— START Entries supplied —
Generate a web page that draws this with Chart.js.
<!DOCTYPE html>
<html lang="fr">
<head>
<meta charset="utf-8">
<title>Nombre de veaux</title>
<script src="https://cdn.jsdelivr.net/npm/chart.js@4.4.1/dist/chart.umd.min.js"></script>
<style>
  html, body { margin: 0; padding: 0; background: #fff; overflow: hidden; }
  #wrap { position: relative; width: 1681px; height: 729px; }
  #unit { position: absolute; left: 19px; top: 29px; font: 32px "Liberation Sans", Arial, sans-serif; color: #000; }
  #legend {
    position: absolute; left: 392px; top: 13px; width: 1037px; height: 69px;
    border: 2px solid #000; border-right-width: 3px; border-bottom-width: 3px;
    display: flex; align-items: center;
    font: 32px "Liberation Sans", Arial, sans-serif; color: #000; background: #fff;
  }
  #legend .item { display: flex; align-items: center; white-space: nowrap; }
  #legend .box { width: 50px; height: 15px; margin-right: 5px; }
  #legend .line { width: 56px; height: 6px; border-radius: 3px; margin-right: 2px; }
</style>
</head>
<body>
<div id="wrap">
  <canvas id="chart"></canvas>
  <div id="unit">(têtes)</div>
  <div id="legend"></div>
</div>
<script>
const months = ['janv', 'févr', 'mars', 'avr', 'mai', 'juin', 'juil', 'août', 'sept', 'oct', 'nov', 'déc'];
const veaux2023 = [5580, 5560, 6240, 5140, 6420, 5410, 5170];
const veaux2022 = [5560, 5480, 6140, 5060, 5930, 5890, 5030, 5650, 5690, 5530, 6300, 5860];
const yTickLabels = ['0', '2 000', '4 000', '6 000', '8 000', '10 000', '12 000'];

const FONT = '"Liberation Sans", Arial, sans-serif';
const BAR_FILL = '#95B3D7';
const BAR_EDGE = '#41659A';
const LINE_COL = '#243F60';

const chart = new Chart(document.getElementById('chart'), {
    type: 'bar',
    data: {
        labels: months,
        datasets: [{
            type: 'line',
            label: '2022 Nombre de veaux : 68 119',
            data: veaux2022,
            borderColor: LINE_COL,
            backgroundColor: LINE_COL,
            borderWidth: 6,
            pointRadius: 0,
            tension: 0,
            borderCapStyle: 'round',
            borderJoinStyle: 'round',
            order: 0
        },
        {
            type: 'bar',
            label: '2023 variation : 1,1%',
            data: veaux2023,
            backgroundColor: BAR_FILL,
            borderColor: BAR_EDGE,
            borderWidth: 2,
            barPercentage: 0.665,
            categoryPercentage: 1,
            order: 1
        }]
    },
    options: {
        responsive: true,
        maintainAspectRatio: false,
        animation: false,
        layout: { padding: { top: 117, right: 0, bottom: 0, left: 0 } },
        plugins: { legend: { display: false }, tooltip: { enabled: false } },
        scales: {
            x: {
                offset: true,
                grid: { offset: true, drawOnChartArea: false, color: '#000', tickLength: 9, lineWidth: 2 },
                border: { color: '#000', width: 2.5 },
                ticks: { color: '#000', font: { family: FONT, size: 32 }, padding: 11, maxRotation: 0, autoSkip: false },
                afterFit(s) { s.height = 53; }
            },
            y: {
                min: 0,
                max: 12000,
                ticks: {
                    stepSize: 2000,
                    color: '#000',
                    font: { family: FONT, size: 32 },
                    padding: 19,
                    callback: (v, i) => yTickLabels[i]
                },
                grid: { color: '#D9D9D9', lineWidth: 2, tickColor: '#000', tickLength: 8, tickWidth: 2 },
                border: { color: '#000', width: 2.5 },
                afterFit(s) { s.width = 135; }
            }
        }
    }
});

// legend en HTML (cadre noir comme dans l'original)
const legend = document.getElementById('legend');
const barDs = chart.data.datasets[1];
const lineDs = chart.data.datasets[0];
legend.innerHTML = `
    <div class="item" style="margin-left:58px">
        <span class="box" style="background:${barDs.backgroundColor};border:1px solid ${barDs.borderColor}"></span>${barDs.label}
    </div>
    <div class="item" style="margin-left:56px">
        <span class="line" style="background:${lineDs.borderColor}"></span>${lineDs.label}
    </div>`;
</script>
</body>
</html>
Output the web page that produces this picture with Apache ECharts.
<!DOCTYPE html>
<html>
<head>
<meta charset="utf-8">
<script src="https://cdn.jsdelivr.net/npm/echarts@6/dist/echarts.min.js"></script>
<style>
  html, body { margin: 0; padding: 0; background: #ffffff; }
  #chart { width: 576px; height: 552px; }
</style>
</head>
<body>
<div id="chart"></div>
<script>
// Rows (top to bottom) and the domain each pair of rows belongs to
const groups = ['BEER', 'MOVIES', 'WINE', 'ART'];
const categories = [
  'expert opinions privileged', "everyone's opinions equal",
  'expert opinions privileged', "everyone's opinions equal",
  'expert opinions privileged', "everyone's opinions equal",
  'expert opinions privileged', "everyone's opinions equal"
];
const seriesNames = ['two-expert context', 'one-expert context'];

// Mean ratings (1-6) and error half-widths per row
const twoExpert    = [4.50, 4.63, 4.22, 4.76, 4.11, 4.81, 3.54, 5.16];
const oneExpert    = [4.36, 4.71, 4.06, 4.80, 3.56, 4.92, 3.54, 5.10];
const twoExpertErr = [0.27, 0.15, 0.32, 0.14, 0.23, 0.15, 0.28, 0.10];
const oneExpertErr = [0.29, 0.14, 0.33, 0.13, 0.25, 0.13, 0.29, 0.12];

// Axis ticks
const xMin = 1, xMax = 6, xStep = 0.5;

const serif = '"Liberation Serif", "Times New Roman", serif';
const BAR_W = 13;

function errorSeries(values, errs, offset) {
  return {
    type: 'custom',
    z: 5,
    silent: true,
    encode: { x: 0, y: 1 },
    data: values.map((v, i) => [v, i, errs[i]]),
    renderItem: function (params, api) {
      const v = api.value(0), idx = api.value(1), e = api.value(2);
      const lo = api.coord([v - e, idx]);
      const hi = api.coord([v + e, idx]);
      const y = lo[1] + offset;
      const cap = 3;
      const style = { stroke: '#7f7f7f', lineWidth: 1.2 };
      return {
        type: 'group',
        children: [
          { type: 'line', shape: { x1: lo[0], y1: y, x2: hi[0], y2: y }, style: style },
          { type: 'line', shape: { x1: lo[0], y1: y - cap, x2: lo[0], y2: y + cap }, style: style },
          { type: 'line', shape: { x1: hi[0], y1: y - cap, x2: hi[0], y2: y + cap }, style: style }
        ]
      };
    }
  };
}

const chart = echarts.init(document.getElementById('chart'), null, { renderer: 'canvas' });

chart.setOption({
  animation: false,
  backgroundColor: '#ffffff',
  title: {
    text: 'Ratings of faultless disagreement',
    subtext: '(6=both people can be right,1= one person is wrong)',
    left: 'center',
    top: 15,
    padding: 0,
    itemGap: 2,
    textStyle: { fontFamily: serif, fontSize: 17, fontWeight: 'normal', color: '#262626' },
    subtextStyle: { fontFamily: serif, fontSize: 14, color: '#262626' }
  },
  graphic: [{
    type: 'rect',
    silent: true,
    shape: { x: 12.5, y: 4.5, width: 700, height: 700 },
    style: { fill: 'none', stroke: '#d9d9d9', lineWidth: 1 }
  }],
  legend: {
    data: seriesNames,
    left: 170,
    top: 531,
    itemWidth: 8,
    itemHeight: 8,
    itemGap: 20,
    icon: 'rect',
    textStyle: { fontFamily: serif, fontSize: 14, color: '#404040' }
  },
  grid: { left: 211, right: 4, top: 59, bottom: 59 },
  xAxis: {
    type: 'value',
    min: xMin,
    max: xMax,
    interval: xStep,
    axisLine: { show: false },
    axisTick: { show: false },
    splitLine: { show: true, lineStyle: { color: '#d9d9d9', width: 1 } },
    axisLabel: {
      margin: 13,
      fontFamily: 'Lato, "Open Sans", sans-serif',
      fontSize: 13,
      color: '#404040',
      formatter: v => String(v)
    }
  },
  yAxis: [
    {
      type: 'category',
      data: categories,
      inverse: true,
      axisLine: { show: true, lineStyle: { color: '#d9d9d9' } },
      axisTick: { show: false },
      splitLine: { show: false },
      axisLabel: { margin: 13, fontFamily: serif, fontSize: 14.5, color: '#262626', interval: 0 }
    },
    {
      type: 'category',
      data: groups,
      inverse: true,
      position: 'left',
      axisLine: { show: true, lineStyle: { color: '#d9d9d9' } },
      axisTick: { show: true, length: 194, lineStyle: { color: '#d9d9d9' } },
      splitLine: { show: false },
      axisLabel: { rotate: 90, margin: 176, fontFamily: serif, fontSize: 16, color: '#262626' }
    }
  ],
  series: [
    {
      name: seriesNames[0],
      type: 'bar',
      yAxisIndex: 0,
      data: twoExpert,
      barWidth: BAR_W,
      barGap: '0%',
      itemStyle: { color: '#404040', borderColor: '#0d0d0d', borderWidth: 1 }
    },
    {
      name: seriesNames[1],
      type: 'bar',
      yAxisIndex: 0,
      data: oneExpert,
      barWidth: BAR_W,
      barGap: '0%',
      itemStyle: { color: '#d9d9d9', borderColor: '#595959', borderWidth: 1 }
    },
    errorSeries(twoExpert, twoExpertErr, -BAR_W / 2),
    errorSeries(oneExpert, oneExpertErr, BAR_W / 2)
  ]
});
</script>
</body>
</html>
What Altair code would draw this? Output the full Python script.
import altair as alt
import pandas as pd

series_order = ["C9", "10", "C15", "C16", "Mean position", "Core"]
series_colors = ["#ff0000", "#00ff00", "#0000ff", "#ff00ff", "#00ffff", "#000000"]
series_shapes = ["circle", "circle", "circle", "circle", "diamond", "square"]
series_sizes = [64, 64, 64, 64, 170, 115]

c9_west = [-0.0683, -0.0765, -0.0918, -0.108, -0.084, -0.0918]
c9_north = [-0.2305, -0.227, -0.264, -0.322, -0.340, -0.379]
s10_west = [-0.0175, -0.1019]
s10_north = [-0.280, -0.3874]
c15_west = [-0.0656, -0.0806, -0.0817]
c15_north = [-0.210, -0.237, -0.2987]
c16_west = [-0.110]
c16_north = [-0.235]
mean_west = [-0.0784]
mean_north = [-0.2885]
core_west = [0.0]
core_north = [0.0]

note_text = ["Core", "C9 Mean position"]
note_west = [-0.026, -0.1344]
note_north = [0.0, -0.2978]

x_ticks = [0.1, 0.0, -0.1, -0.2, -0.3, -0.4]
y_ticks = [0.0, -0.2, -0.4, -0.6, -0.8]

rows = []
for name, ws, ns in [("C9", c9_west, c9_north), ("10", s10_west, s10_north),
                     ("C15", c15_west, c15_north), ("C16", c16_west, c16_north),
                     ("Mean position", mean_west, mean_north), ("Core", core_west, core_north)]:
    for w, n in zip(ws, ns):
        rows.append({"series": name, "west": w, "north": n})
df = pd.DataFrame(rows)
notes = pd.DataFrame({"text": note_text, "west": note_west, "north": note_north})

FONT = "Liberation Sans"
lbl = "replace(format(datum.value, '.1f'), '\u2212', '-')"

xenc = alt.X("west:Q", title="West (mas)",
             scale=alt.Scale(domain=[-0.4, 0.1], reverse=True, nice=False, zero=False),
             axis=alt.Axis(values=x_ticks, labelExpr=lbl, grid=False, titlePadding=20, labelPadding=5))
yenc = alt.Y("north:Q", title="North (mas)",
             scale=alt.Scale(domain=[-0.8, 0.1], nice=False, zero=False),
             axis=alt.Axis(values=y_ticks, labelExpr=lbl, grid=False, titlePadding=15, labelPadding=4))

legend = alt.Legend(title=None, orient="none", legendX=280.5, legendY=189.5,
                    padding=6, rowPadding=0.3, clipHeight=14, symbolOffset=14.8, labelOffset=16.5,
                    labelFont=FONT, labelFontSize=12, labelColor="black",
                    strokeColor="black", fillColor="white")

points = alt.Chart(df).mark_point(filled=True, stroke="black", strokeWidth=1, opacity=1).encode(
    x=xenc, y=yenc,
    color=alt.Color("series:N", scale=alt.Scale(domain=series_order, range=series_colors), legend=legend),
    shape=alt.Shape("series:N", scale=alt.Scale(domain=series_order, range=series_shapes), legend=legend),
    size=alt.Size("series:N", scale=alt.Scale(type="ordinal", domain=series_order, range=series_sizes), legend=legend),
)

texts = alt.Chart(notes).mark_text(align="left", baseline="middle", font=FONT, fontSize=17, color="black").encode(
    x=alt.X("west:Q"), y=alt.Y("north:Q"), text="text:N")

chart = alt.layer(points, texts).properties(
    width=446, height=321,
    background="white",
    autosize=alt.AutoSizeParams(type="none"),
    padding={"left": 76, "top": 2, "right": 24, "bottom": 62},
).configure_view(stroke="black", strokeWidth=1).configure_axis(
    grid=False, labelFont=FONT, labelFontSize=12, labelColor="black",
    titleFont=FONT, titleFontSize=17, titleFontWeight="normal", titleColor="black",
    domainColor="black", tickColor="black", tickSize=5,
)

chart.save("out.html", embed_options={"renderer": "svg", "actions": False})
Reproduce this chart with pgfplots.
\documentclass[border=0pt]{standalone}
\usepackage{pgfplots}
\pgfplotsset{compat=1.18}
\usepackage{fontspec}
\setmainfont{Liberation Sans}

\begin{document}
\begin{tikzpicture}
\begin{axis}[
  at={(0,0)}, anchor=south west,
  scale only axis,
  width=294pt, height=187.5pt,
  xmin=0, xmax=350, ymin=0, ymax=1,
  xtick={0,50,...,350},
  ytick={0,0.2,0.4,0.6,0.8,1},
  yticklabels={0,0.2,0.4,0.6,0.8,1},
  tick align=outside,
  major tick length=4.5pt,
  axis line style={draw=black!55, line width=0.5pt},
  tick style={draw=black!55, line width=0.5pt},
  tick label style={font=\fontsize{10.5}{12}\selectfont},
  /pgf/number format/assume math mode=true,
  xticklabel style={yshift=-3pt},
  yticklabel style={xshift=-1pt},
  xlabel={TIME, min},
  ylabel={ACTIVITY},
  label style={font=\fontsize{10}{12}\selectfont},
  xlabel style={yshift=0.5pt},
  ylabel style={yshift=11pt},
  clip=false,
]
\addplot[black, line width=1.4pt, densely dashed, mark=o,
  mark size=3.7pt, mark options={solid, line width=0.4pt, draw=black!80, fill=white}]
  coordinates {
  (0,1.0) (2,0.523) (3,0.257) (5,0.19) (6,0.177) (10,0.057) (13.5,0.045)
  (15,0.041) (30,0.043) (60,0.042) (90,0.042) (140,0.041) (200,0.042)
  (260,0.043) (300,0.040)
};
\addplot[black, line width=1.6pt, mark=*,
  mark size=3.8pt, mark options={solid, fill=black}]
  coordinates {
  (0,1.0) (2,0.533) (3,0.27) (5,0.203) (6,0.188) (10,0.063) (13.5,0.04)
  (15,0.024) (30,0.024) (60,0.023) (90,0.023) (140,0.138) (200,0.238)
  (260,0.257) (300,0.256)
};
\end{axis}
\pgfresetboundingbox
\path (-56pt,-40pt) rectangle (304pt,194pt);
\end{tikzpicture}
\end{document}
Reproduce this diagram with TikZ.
— END Entries supplied —
What you are asked to do:
All lines from the beginning of the material above through the one with "const LINE_COL = '#243F60';" need to be returned exactly; please return those and only those.

In response:
Generate a web page that draws this with Chart.js.
<!DOCTYPE html>
<html lang="fr">
<head>
<meta charset="utf-8">
<title>Nombre de veaux</title>
<script src="https://cdn.jsdelivr.net/npm/chart.js@4.4.1/dist/chart.umd.min.js"></script>
<style>
  html, body { margin: 0; padding: 0; background: #fff; overflow: hidden; }
  #wrap { position: relative; width: 1681px; height: 729px; }
  #unit { position: absolute; left: 19px; top: 29px; font: 32px "Liberation Sans", Arial, sans-serif; color: #000; }
  #legend {
    position: absolute; left: 392px; top: 13px; width: 1037px; height: 69px;
    border: 2px solid #000; border-right-width: 3px; border-bottom-width: 3px;
    display: flex; align-items: center;
    font: 32px "Liberation Sans", Arial, sans-serif; color: #000; background: #fff;
  }
  #legend .item { display: flex; align-items: center; white-space: nowrap; }
  #legend .box { width: 50px; height: 15px; margin-right: 5px; }
  #legend .line { width: 56px; height: 6px; border-radius: 3px; margin-right: 2px; }
</style>
</head>
<body>
<div id="wrap">
  <canvas id="chart"></canvas>
  <div id="unit">(têtes)</div>
  <div id="legend"></div>
</div>
<script>
const months = ['janv', 'févr', 'mars', 'avr', 'mai', 'juin', 'juil', 'août', 'sept', 'oct', 'nov', 'déc'];
const veaux2023 = [5580, 5560, 6240, 5140, 6420, 5410, 5170];
const veaux2022 = [5560, 5480, 6140, 5060, 5930, 5890, 5030, 5650, 5690, 5530, 6300, 5860];
const yTickLabels = ['0', '2 000', '4 000', '6 000', '8 000', '10 000', '12 000'];

const FONT = '"Liberation Sans", Arial, sans-serif';
const BAR_FILL = '#95B3D7';
const BAR_EDGE = '#41659A';
const LINE_COL = '#243F60';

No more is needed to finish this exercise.